Semantic Aware Answer Sentence Selection Using Self-Learning Based Domain Adaptation

Rajdeep Sarkar, Sourav Dutta, Haytham Assem, Mihael Arcan, John P. McCrae

被引用 4 次

摘要

Selecting an appropriate and relevant context forms an essential component for the efficacy of several information retrieval applications like Question Answering (QA) systems. The problem of Answer Sentence Selection (AS2) refers to the task of selecting sentences, from a larger text, that are relevant and contain the answer to users' queries. While there has been a lot of success in building AS2 systems trained on open-domain data (e.g., SQuAD, NQ), they do not generalize well in closed-domain settings, since domain adaptation can be challenging due to poor availability and annotation expense of domain-specific data. This paper proposes SEDAN, an effective self-learning framework to adapt AS2 models for domain-specific applications.
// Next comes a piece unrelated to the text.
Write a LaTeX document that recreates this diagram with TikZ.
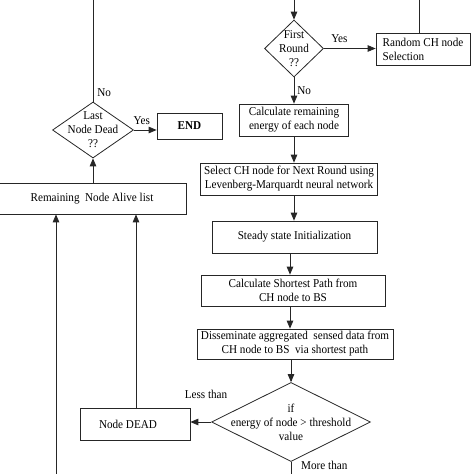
\documentclass[tikz,border=0pt]{standalone}
\usepackage{fontspec}
\setmainfont{Liberation Serif}[FakeStretch=0.93]
\usetikzlibrary{arrows,shapes.geometric}

\tikzset{
  box/.style={draw=black!85, line width=0.8pt, rectangle, inner sep=2pt,
    align=center, font=\fontsize{12}{14}\selectfont},
  decide/.style={draw=black!85, line width=0.8pt, diamond, inner sep=0pt},
  dtext/.style={align=center, font=\fontsize{12}{14}\selectfont},
  lbl/.style={font=\fontsize{12}{14}\selectfont, inner sep=1pt},
  line/.style={draw=black!85, line width=0.8pt},
  arr/.style={line, -triangle 45},
}

\begin{document}
\begin{tikzpicture}[x=1pt,y=-1pt]
    % rahmen
    \useasboundingbox (0,0) rectangle (474,474);
    \clip (0,0) rectangle (474,474);

    % rechte spalte
    \node[decide, minimum width=59pt, minimum height=57pt,
      label={[dtext]center:First\\Round\\??}] (first) at (294,48.5) {};
    \node[box, minimum width=94pt, minimum height=32pt, align=left] (random) at (423,49)
      {Random CH node\\Selection};
    \node[box, minimum width=109pt, minimum height=32pt] (calc) at (294,120)
      {Calculate remaining\\energy of each node};
    \node[box, minimum width=177pt, minimum height=32pt] (select) at (289,179)
      {Select CH node for Next Round using\\Levenberg-Marquardt neural network};
    \node[box, minimum width=165pt, minimum height=32pt] (steady) at (294.5,237)
      {Steady state Initialization};
    \node[box, minimum width=184pt, minimum height=31pt] (path) at (293,290.5)
      {Calculate Shortest Path from\\CH node to BS};
    \node[box, minimum width=196pt, minimum height=30pt] (send) at (295,344)
      {Disseminate aggregated\ \ sensed data from\\CH node to BS\ \ via shortest path};
    \node[decide, minimum width=159pt, minimum height=79pt,
      label={[dtext]center:if\\energy of node > threshold\\value}] (thr) at (291,422) {};

    % linke spalte
    \node[decide, minimum width=81pt, minimum height=56pt,
      label={[dtext]center:Last\\Node Dead\\??}] (last) at (93,130) {};
    \node[box, minimum width=65pt, minimum height=26pt, font=\fontsize{12}{14}\selectfont\bfseries] (end) at (189.5,126) {END};
    \node[box, minimum width=188pt, minimum height=31pt] (alive) at (92,198.5)
      {Remaining\ \ Node Alive list};
    \node[box, minimum width=110pt, minimum height=32pt] (dead) at (135,424)
      {Node DEAD\hspace{14pt}};

    % freie enden
    \coordinate (topL) at (93,-5);
    \coordinate (topR) at (294,-5);
    \coordinate (botL) at (56,480);
    \coordinate (botR) at (291,480);

    % verbindungen rechts
    \draw[arr] (topR) -- (first.north);
    \draw[arr] (first.east) -- node[lbl, pos=0.3, above=4pt]{Yes} (first.east -| random.west);
    \draw[line] (random.north -| 419,0) -- (419,-5);
    \draw[arr] (first.south) -- node[lbl, right=2pt]{No} (first.south |- calc.north);
    \draw[arr] (calc.south) -- (calc.south |- select.north);
    \draw[arr] (calc.south |- select.south) -- (calc.south |- steady.north);
    \draw[arr] (290,0 |- steady.south) -- (290,0 |- path.north);
    \draw[arr] (290,0 |- path.south) -- (290,0 |- send.north);
    \draw[arr] (thr.north |- send.south) -- (thr.north);
    \draw[arr] (thr.west) -- (thr.west -| dead.east);
    \node[lbl] (less) at (206,394) {Less than};
    \draw[line] (thr.south) -- (botR);
    \node[lbl, anchor=north west] (more) at (300,460) {More than};

    % verbindungen links
    \draw[line] (last.north) -- node[lbl, pos=0.08, right=3pt]{No} (topL);
    \draw[arr] (last.east) -- node[lbl, pos=0.35, above=4pt]{Yes} (last.east -| end.west);
    \draw[arr] (alive.north -| last.south) -- (last.south);
    \draw[arr] (botL) -- (botL |- alive.south);
    \draw[arr] (dead.north -| 136,0) -- (136,0 |- alive.south);
\end{tikzpicture}
\end{document}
We leverage large pre-trained language models to automatically generate domain-specific QA pairs for domain adaptation. We further fine-tune a pre-trained Sentence-BERT architecture to capture semantic relatedness between questions and answer sentences for AS2. Extensive experiments demonstrate the effectiveness of our proposed approach (over existing state-of-the-art AS2 baselines) on different Question Answering benchmark datasets.